Keine Verletzung verfassungsgesetzlich gewährleisteter Rechte durch Zurückweisung von Anträgen betreffend die Nachprüfung eines Vergabeverfahrens hinsichtlich Bauaufträgen beim Lainzer Tunnel; vertretbare Annahme der mangelnden Antragslegitimation der beschwerdeführenden Gesellschaft; vergaberechtliches Nachprüfungsverfahren kein Instrument zur Berichtigung eines selbst gelegten Angebots; keine Vorlagepflicht

Spruch

Die beschwerdeführende Gesellschaft ist durch den angefochtenen Bescheid weder in einem verfassungsgesetzlich gewährleisteten Recht noch wegen Anwendung einer rechtswidrigen generellen Norm in ihren Rechten verletzt worden.

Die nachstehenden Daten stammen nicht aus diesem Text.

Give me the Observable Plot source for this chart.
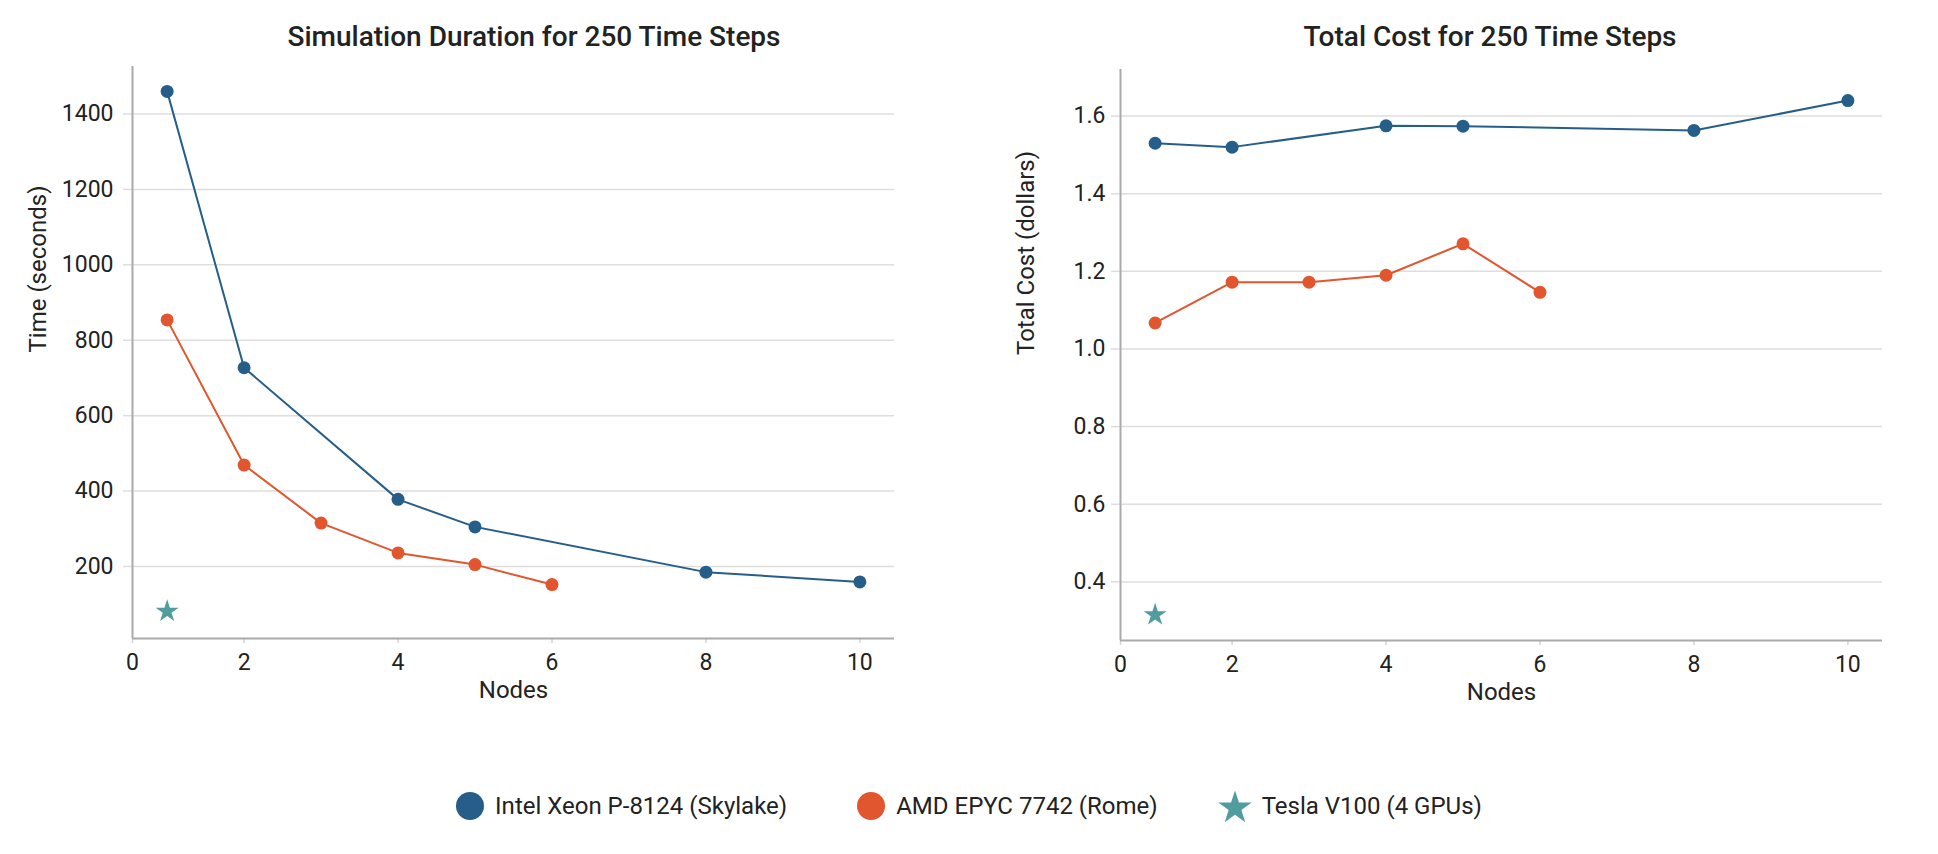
<!DOCTYPE html>
<html>
<head>
<meta charset="utf-8">
<script src="https://cdn.jsdelivr.net/npm/d3@7"></script>
<script src="https://cdn.jsdelivr.net/npm/@observablehq/plot@0.6"></script>
<style>
  body { margin: 0; background: #fff; }
  #root { position: relative; width: 1938px; height: 854px; font-family: Roboto, sans-serif; color: #222; background: #fff; overflow: hidden; }
  .title { position: absolute; top: 21px; width: 800px; text-align: center; font-size: 28px; font-weight: 500; line-height: 32px; color: #222; }
  .chart { position: absolute; top: 40px; }
  #legend { position: absolute; left: 0; top: 786px; width: 1938px; height: 40px; display: flex; justify-content: center; align-items: center; font-size: 24px; color: #222; }
  .item { display: flex; align-items: center; }
  .sw { width: 28px; height: 28px; border-radius: 50%; margin-right: 11px; }
  .star { margin-right: 9px; }
</style>
</head>
<body>
<div id="root"></div>
<script>
// ---------- data ----------
const seriesNames = ["Intel Xeon P-8124 (Skylake)", "AMD EPYC 7742 (Rome)", "Tesla V100 (4 GPUs)"];
const seriesColors = ["#265e8a", "#e1562e", "#509c9e"];

const skylakeNodes = [1, 2, 4, 5, 8, 10];
const skylakeTime  = [1460, 727, 378, 305, 185, 159];
const skylakeCost  = [1.530, 1.520, 1.575, 1.574, 1.563, 1.640];

const romeNodes = [1, 2, 3, 4, 5, 6];
const romeTime  = [854, 469, 315, 236, 205, 152];
const romeCost  = [1.067, 1.172, 1.172, 1.190, 1.271, 1.146];

const gpuNodes = [1];
const gpuTime  = [81];
const gpuCost  = [0.315];

const xTicks    = [0, 2, 4, 6, 8, 10];
const timeTicks = [200, 400, 600, 800, 1000, 1200, 1400];
const costTicks = [0.4, 0.6, 0.8, 1.0, 1.2, 1.4, 1.6];

const xDomain    = [0.55, 10.45];
const timeDomain = [9, 1526];
const costDomain = [0.249, 1.72];

const titles = ["Simulation Duration for 250 Time Steps", "Total Cost for 250 Time Steps"];
const xLabel = "Nodes";
const yLabels = ["Time (seconds)", "Total Cost (dollars)"];

// ---------- helpers ----------
const rows = (xs, ys) => xs.map((n, i) => ({nodes: n, value: ys[i]}));

function makeChart({sky, rome, gpu, yDomain, yTicks, yFormat, yLabel, margins, yTickPadding}) {
  const [blue, orange, teal] = seriesColors;
  return Plot.plot({
    width: 969,
    height: 660,
    ...margins,
    style: {fontFamily: "Roboto, sans-serif", fontSize: "23px", color: "#222", background: "transparent", overflow: "visible"},
    x: {domain: xDomain, clamp: true},
    y: {domain: yDomain},
    marks: [
      Plot.gridY({ticks: yTicks, stroke: "#dedede", strokeOpacity: 1, strokeWidth: 1.5}),
      Plot.axisY({ticks: yTicks, tickSize: 9, tickPadding: yTickPadding, stroke: "#dedede", strokeOpacity: 1, strokeWidth: 1.5,
                  fill: "#222", fontSize: 23, label: null, tickFormat: yFormat}),
      Plot.axisX({ticks: xTicks, tickSize: 5, tickPadding: 10, stroke: "#d4d4d4", strokeOpacity: 1, strokeWidth: 1.5,
                  fill: "#222", fontSize: 23, label: null, tickFormat: d3.format("d")}),
      Plot.ruleY([yDomain[0]], {stroke: "#aaaaaa", strokeWidth: 2}),
      Plot.ruleX([xDomain[0]], {stroke: "#aaaaaa", strokeWidth: 2}),
      Plot.line(sky, {x: "nodes", y: "value", stroke: blue, strokeWidth: 2}),
      Plot.dot(sky, {x: "nodes", y: "value", r: 6.5, fill: blue}),
      Plot.line(rome, {x: "nodes", y: "value", stroke: orange, strokeWidth: 2}),
      Plot.dot(rome, {x: "nodes", y: "value", r: 6.5, fill: orange}),
      Plot.dot(gpu, {x: "nodes", y: "value", r: 7.2, symbol: "star", fill: teal}),
      Plot.text([xLabel], {text: d => d, frameAnchor: "bottom", dy: 59, fontSize: 24, fill: "#222"}),
      Plot.text([yLabel], {text: d => d, frameAnchor: "left", dx: -94.5, rotate: -90, fontSize: 24, fill: "#222"})
    ]
  });
}

const root = document.getElementById("root");

// titles
[[titles[0], 534], [titles[1], 1490]].forEach(([t, cx]) => {
  const d = document.createElement("div");
  d.className = "title";
  d.style.left = (cx - 400) + "px";
  d.textContent = t;
  root.appendChild(d);
});

// charts
const left = makeChart({
  sky: rows(skylakeNodes, skylakeTime), rome: rows(romeNodes, romeTime), gpu: rows(gpuNodes, gpuTime),
  yDomain: timeDomain, yTicks: timeTicks, yFormat: d3.format("d"), yLabel: yLabels[0],
  margins: {marginLeft: 132, marginRight: 75, marginTop: 26, marginBottom: 62}, yTickPadding: 10
});
left.classList.add("chart");
left.style.left = "0px";
root.appendChild(left);

const right = makeChart({
  sky: rows(skylakeNodes, skylakeCost), rome: rows(romeNodes, romeCost), gpu: rows(gpuNodes, gpuCost),
  yDomain: costDomain, yTicks: costTicks, yFormat: d3.format(".1f"), yLabel: yLabels[1],
  margins: {marginLeft: 151, marginRight: 56, marginTop: 29, marginBottom: 60}, yTickPadding: 6
});
right.classList.add("chart");
right.style.left = "969px";
root.appendChild(right);

// legend
const legend = document.createElement("div");
legend.id = "legend";
const itemGaps = [70, 59, 0];
seriesNames.forEach((name, i) => {
  const item = document.createElement("span");
  item.className = "item";
  item.style.marginRight = itemGaps[i] + "px";
  if (i < 2) {
    const sw = document.createElement("span");
    sw.className = "sw";
    sw.style.background = seriesColors[i];
    item.appendChild(sw);
  } else {
    const ns = "http://www.w3.org/2000/svg";
    const svg = document.createElementNS(ns, "svg");
    svg.setAttribute("width", 36);
    svg.setAttribute("height", 36);
    svg.setAttribute("class", "star");
    const p = document.createElementNS(ns, "path");
    p.setAttribute("d", d3.symbol(d3.symbolStar, 344)());
    p.setAttribute("transform", "translate(18,20)");
    p.setAttribute("fill", seriesColors[2]);
    svg.appendChild(p);
    item.appendChild(svg);
  }
  const label = document.createElement("span");
  label.textContent = name;
  item.appendChild(label);
  legend.appendChild(item);
});
root.appendChild(legend);
</script>
</body>
</html>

Die Beschwerde wird abgewiesen.

Begründung

Entscheidungsgründe:

I. 1. Die Eisenbahn-Hochleistungsstrecken AG (im folgenden Auftraggeberin) hat Bauarbeiten an der Verbindungsstrecke zwischen West-, Süd- und Donauländebahn "Lainzer Tunnel", Teilbereich "Verknüpfung Westbahn" und "Hadersdorf" Baulos LT 23, ausgeschrieben. Die beschwerdeführende Gesellschaft hat sich an dieser Ausschreibung beteiligt und ein Angebot gelegt.

Bei Erstellung dieses Angebotes ist der beschwerdeführenden Gesellschaft ihren eigenen Angaben zufolge ein Kalkulationsirrtum in der Form unterlaufen, daß sie übersehen habe, bei einer wesentlichen Position die Kosten betreffend Hebegeräte zu kalkulieren. Im Zuge eines Aufklärungsgespräches habe sie deshalb der Auftraggeberin angekündigt, nach einer allfälligen Zuschlagserteilung im Zivilrechtsweg eine "Anpassung des Preises gemäß §872 ABGB" verlangen zu wollen. Durch den Kalkulationsirrtum wäre der Preis um etwa 35 Mio. S zu gering veranschlagt worden.

In der Folge stellte die beschwerdeführende Gesellschaft bei der Bundes-Vergabekontrollkommission (B-VKK) einen Antrag auf Einleitung eines Schlichtungsverfahrens, in dem darauf hingewiesen wurde, daß die Auftraggeberin verpflichtet sei, unter Beiziehung eines Sachverständigen die Angemessenheit des angebotenen Preises zu prüfen. Da eine gütliche Einigung zwischen der beschwerdeführenden Gesellschaft und der Auftraggeberin in der Folge aber nicht zustandekam, erstattete die B-VKK eine Empfehlung dahin, daß nicht entschieden werden könne, ob ein Unterpreis vorliege. Hiezu bedürfe es einer weiteren eingehenden Angebotsprüfung, allenfalls unter Beiziehung eines Sachverständigen.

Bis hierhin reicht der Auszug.